Exodus: Gods and Kings (2014)
Editor’s Note: Exodus: Gods and Kings opens in wide release today, December 12th.
Far from the camp disaster many thought or expected it would be, Exodus: Gods and Kings, Ridley Scott’s latest foray into epic territory (e.g., Gladiator, Kingdom of Heaven, Robin Hood) offers moviegoers the best and worst of Scott, his spectacle-creating, small-moment best and his narratively problematic, bombastic worst. One of our finest visual stylists, Scott too often substituting meticulously detailed production design, elaborately choreographed set pieces, and high-end visual effects to make up for deficiencies in story, characters, and tone. Despite a screenplay credited to four writers, Adam Cooper, Bill Collage, Jeffrey Caine, and Steven Zaillian, Exodus: Gods and Kings never overcomes its compromised nature (trying to be all things to all demographics, young and old, believer and non-believer) or the constricting, constrictive demands of big-budget storytelling.
Exodus: Gods and Kings never overcomes its compromised nature (trying to be all things to all demographics, young and old, believer and non-believer) or the constricting, constrictive demands of big-budget storytelling.
When we first encounter Moses (Christian Bale) in Exodus: Gods and Kings, he’s already a well-regarded general in the pharaoh’s army, second only to the son, Ramses II (Joel Edgerton), of the aging Pharaoh Seti (John Turturro). While Ramses II may be the natural-born heir to the pharaoh’s throne, Moses is the more natural leader, an expert in strategy, tactics, and all-around leadership. Defined by a mix of respect, admiration, and rivalry, Moses and Ramses’ relationship shows signs of the inevitable fraying and dissolution on the battlefield, the result of a prophecy that all-but-names Moses as Ramses future opponent. Moses, however, still saves Ramses, but that does little to save their friendship when Seti dies and Ramses ascends to the throne.

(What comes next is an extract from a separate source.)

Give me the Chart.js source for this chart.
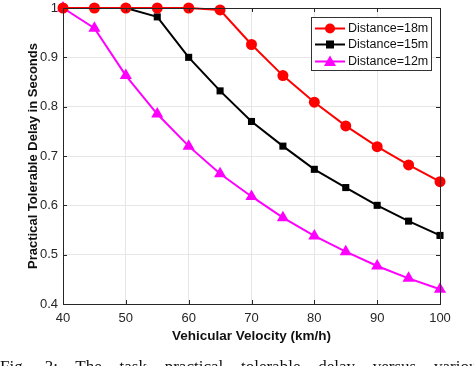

Exposed as a Hebrew and thus the son of a slave – one of 400,000 the Egyptians enslaved to build their cities and monuments – Moses goes into exile. For a time, Moses puts aside his worldly ambitions, settling down with the daughter, Zipporah (María Valverde), of a local sheep- and goat-herder, and becoming a father. The Old Testament God, however, has different plans. After an accident leaves him on the side of a mountain, Moses has the first of many visions. The God he encounters – or perhaps an angelic messenger – appears both as the familiar burning bush of the Old Testament/Torah and as a young boy, Malak (Isaac Andrews). At least for some, depicting God as a child will cause no amount of consternation, but blasphemous or not, the depiction of God-as-child isn’t far from the cruel, capricious God of the Old Testament, prone to temper tantrums, abandoning his Chosen People, the Israelites, for 400 years before reappearing to impatiently reclaim their unquestioned obedience and devotion.
Exodus: Gods and Kings wouldn’t be a Moses origin story without the parting of the Red Sea and Scott delivers the best CG spectacle money can buy …
God, of course, pushes a hesitant, recalcitrant Moses on the familiar path of the Hero’s Journey. Moses’ initial entreaties to Ramses to “Let my people go,” unsurprisingly fall on death ears. Ramses, a semi-expert on economic theory, isn’t about to free a cheap labor source without compensation or replacements. Moses, a man of action, not action, initially becomes a guerilla fighter and leader, training and mentoring Hebrew slaves on their off-time. As capricious and impatient as always, God steps in with the ten plagues of the Old Testament, each one given a scientific or rational explanation in keeping with Scott’s stripped-down approach to miracles and the miraculous. The plagues unfold in a series of tightly directed and edited scenes, culminating in the cruelest plague of all, the deaths of Egypt’s first-born sons.
Exodus: Gods and Kings wouldn’t be a Moses origin story without the parting of the Red Sea and Scott delivers the best CG spectacle money can buy, though here the Red Sea doesn’t part so much as retreat into the horizon (presumably after a distant earthquake), only to return as a massive, if shockingly slow-moving, tidal wave, again in keeping with Scott’s explicit desire to downplay the supernatural elements of Moses and the Israelites’ story. Moses himself isn’t immune from Scott’s anti-supernatural approach. Scott repeatedly cuts away to the POV of another, not-quite-trusting character during Moses’ open-air sit-downs with God, showing Moses alone, talking to no one. As a result, it raises doubts about Moses’ state of mind and the possibly non-divine source of his dreams and visions. Later, when a post-exodus Moses retreats into a mountain cave to carve out the Ten Commandments for his people, God not only encourages him, but also serves him a proper cup of tea (he also has a British accent).
Ridley Scott’s latest foray into epic territory offers moviegoers the best and worst of Scott, his spectacle-creating, small-moment best and his narratively problematic, bombastic worst.